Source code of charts
▼▼▼

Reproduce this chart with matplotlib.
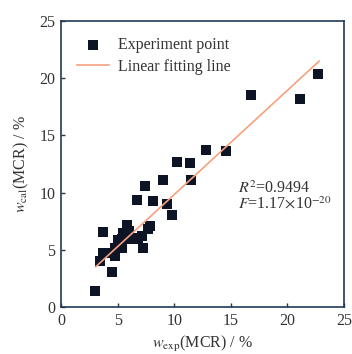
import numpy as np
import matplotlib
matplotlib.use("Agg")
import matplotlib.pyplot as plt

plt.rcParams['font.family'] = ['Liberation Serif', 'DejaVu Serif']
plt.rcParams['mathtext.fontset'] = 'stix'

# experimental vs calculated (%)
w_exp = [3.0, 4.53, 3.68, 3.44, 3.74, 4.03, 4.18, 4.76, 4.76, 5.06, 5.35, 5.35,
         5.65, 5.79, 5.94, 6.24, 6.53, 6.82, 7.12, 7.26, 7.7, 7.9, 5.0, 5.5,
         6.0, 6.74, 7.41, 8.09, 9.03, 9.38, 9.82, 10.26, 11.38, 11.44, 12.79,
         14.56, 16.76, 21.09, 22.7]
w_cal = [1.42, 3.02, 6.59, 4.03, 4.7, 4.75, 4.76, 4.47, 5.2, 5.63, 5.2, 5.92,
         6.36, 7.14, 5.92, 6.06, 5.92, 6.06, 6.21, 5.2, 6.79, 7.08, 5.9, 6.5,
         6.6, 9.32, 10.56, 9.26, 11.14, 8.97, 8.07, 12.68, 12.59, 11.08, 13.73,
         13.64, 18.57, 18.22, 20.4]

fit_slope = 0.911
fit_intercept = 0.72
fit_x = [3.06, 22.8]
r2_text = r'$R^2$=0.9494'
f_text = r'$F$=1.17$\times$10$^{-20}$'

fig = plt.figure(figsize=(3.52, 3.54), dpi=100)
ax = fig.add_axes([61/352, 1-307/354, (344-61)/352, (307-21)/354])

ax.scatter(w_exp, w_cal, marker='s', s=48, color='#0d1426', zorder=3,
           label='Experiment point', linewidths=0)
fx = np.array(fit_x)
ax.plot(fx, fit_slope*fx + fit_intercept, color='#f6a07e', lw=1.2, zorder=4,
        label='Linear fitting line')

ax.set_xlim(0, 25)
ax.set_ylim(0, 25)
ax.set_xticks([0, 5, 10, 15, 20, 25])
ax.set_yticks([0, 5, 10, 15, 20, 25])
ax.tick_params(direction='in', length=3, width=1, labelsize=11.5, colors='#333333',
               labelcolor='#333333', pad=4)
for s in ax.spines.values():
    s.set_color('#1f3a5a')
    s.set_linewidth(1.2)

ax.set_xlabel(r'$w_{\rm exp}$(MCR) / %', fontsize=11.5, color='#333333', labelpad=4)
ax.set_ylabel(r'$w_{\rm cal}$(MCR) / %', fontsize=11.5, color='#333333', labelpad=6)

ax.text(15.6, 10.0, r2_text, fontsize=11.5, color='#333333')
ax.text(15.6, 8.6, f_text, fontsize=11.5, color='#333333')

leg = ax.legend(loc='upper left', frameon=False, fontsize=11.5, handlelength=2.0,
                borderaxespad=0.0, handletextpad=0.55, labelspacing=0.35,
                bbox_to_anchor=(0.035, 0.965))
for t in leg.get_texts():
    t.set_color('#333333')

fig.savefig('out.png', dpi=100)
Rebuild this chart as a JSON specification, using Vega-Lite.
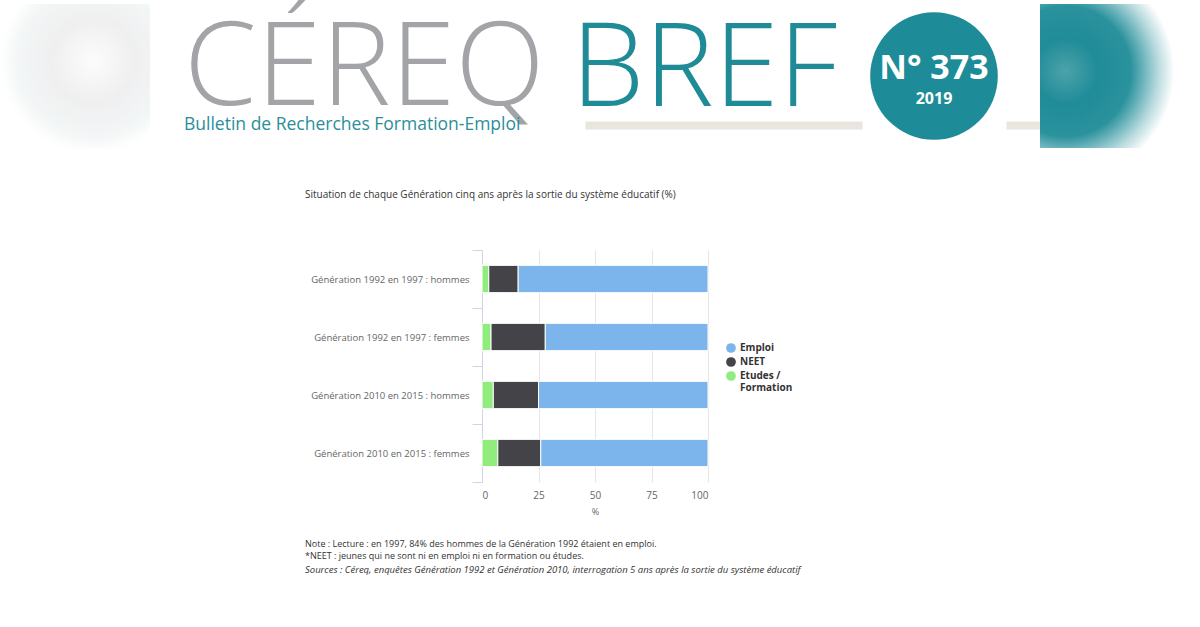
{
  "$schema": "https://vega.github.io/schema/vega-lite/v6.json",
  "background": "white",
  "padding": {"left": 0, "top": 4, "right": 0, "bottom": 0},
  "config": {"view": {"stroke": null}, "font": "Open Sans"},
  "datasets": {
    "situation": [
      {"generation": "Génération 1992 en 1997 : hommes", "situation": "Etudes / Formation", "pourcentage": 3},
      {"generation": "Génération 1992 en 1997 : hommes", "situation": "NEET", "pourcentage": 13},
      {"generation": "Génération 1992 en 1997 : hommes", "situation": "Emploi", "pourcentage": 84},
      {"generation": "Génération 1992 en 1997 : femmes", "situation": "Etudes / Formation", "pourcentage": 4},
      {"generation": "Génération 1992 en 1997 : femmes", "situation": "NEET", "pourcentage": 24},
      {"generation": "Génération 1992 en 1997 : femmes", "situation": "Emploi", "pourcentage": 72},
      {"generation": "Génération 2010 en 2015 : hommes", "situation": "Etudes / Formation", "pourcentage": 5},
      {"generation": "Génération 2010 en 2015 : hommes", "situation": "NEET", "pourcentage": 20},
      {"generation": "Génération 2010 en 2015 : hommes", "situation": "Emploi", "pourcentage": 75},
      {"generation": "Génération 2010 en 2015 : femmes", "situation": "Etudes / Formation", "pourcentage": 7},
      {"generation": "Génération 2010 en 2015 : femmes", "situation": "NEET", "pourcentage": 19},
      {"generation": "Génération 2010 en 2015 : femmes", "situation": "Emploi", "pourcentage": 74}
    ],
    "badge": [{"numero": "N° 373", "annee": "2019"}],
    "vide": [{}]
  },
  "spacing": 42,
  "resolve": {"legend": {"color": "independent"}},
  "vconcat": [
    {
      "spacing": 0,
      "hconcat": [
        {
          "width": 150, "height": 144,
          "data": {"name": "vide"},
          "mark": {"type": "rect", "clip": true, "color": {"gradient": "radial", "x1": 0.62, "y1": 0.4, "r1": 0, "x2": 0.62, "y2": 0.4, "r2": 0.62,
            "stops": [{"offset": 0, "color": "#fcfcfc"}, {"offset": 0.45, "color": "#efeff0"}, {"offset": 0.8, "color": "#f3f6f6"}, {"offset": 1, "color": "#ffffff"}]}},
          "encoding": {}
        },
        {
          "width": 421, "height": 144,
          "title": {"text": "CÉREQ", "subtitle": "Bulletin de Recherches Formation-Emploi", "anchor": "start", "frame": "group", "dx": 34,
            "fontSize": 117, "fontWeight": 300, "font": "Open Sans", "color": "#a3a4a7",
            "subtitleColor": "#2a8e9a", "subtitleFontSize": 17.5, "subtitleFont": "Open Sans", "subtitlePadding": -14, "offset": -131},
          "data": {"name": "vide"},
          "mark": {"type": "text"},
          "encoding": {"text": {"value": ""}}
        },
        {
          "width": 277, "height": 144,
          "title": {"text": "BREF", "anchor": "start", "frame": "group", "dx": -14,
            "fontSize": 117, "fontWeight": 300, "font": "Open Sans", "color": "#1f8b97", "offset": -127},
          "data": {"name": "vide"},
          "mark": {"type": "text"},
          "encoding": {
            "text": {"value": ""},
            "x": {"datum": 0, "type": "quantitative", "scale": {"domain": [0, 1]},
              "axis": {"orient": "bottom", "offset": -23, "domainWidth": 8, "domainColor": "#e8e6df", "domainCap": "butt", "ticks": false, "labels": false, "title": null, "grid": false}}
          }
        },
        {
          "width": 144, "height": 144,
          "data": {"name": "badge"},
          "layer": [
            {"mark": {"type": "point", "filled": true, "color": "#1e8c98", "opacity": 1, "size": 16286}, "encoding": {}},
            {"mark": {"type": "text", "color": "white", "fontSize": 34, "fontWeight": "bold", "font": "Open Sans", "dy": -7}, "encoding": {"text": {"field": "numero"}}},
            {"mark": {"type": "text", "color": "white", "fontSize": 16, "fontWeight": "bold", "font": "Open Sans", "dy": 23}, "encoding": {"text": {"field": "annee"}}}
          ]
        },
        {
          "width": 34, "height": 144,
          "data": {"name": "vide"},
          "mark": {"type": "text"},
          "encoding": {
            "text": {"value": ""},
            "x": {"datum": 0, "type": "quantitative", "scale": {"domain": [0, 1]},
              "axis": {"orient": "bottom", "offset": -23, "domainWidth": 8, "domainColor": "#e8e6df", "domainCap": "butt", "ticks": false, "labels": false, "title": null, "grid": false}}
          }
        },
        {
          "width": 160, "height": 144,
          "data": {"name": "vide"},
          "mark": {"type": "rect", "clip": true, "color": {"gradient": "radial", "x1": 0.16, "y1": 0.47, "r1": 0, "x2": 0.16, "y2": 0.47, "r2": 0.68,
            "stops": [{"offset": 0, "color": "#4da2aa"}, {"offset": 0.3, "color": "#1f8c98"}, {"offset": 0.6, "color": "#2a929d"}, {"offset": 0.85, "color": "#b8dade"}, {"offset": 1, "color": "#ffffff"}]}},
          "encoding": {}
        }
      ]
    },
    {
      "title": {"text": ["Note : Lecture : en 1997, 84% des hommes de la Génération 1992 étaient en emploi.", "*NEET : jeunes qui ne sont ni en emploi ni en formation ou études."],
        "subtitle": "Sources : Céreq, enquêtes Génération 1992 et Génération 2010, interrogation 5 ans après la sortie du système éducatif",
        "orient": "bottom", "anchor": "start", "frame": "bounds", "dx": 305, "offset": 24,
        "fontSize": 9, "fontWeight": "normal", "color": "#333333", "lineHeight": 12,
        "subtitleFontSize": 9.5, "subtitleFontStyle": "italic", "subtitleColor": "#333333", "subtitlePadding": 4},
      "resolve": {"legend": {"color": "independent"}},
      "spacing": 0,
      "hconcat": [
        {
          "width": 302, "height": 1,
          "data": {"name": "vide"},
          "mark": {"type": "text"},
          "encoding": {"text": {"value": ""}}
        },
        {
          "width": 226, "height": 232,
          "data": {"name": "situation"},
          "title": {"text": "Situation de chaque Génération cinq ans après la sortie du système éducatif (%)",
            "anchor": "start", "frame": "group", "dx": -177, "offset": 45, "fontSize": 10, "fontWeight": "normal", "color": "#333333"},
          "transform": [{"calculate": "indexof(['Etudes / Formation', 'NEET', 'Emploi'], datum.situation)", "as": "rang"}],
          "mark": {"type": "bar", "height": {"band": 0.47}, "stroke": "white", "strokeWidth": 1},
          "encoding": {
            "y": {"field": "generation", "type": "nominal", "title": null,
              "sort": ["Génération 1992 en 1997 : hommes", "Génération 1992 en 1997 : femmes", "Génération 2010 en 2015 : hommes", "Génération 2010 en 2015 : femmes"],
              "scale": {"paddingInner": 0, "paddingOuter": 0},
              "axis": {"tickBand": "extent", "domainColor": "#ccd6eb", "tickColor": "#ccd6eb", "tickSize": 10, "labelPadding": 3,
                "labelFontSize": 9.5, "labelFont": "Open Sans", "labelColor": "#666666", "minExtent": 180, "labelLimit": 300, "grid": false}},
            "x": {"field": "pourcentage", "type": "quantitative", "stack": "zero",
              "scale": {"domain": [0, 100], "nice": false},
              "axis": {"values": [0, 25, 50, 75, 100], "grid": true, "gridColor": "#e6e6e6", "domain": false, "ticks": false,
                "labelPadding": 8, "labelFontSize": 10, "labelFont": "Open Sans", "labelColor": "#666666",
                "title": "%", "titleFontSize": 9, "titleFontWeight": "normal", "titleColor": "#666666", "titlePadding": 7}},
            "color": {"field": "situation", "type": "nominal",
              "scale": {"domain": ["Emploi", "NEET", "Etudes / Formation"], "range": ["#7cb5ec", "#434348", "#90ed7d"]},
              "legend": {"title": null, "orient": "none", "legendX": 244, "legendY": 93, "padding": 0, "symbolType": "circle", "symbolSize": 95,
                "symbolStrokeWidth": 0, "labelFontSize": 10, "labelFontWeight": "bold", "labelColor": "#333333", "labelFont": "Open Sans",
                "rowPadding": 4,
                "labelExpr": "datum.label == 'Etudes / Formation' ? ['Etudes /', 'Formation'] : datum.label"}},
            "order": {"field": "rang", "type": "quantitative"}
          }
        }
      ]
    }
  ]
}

▲▲▲

**Exercise brief:** Say how many lines of the data hold the string "this". Reply with the number alone.

**Answer below:** 2